If FPGA_MANAGER_${BOARD} is set to 1 or FPGA_MANAGER_${BOARD} is not defined at all, FPGA manager will be enabled. In this case, the bitstream will be downloaded later in user applications; and users can only use XRT in polling mode. This is the default behavior of PYNQ since we want users to be able to download any bitstream after boot.

Board-specific packages

A packages directory can be included in board directory with the same layout as the <PYNQ repository>/sdbuild/packages directory. Each subdirectory is a package that can optionally be installed as part of image creation. See <PYNQ repository>/sdbuild/packages/README.md for a description of the format of a PYNQ sdbuild package.

To add a package to the image you must also define a STAGE4_PACKAGE_${BOARD} variable in your spec file. These can either packages in the standard sdbuild library or ones contained within the board package. It is often useful to add the pynq package to this list which will ensure that a customised PYNQ installation is included in your final image.

Leveraging boot.py to modify SD card boot behavior

Starting from the v2.6.0 release, PYNQ SD card images include a boot.py file in the boot partition that runs automatically after the board has been booted. Whatever is inside this file runs during boot and can be modified any time for a custom next-boot behavior (e.g. changing the host name, connecting the board to WiFi, etc.).

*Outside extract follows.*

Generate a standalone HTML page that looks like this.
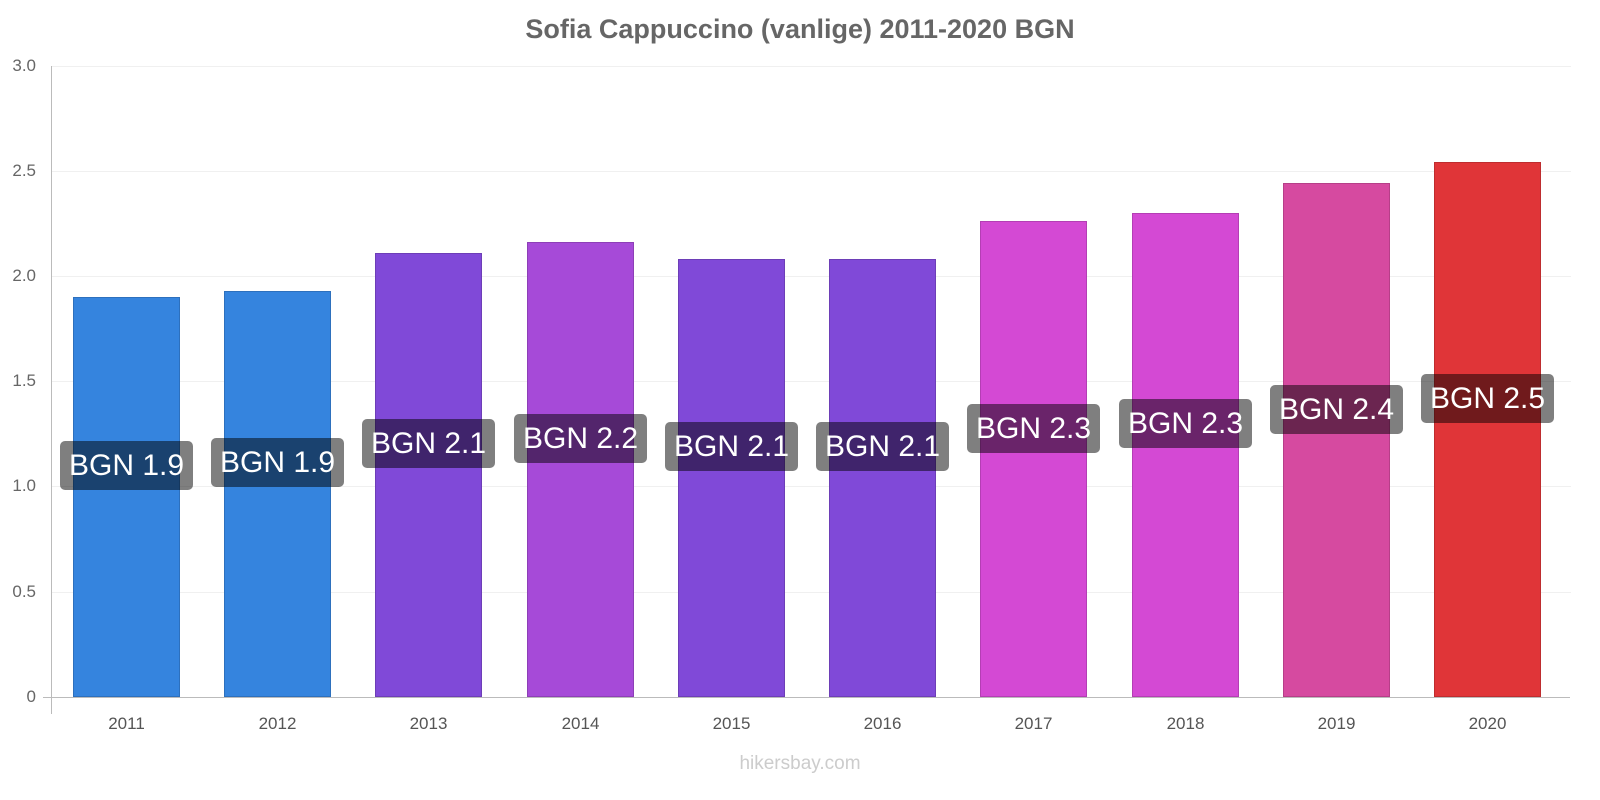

This file can be accessed using a SD Card reader on your host machine or from a running PYNQ board - if you are live on the board inside Linux, the file is located in the /boot folder. Note that /boot is the boot partition of the board and no other files should be modified.

If you see some existing code running inside the boot.py file, it probably came from a PYNQ sdbuild package that modified that file. To see an example of an sdbuild package writing the boot.py file see the ZCU104’s boot_leds package which simply flashes the boards LEDs to signify Linux has booted on the board.

Using the PYNQ package

The pynq package will treat your board directory the same as any of the officially supported boards. This means, in particular, that:

  1. A notebooks folder, if it exists, will be copied into the jupyter_notebooks folder in the image. Notebooks here will overwrite any of the default ones.
  2. Any directory containing a bitstream will be treated as an overlay and copied into the overlays folder of the PYNQ installation. Any notebooks will likewise by installed in an overlay-specific subdirectory.

Building from a board repository

To build from a third-party board repository, pass the BOARDDIR variable to the sdbuild makefile.

cd <PYNQ repository>/sdbuild/
make BOARDDIR=${BOARD_REPO}

The board repo should be provided as an absolute path. The BOARDDIR variable can be combined with the BOARDS variable if the repository contains multiple boards and only a subset should be built.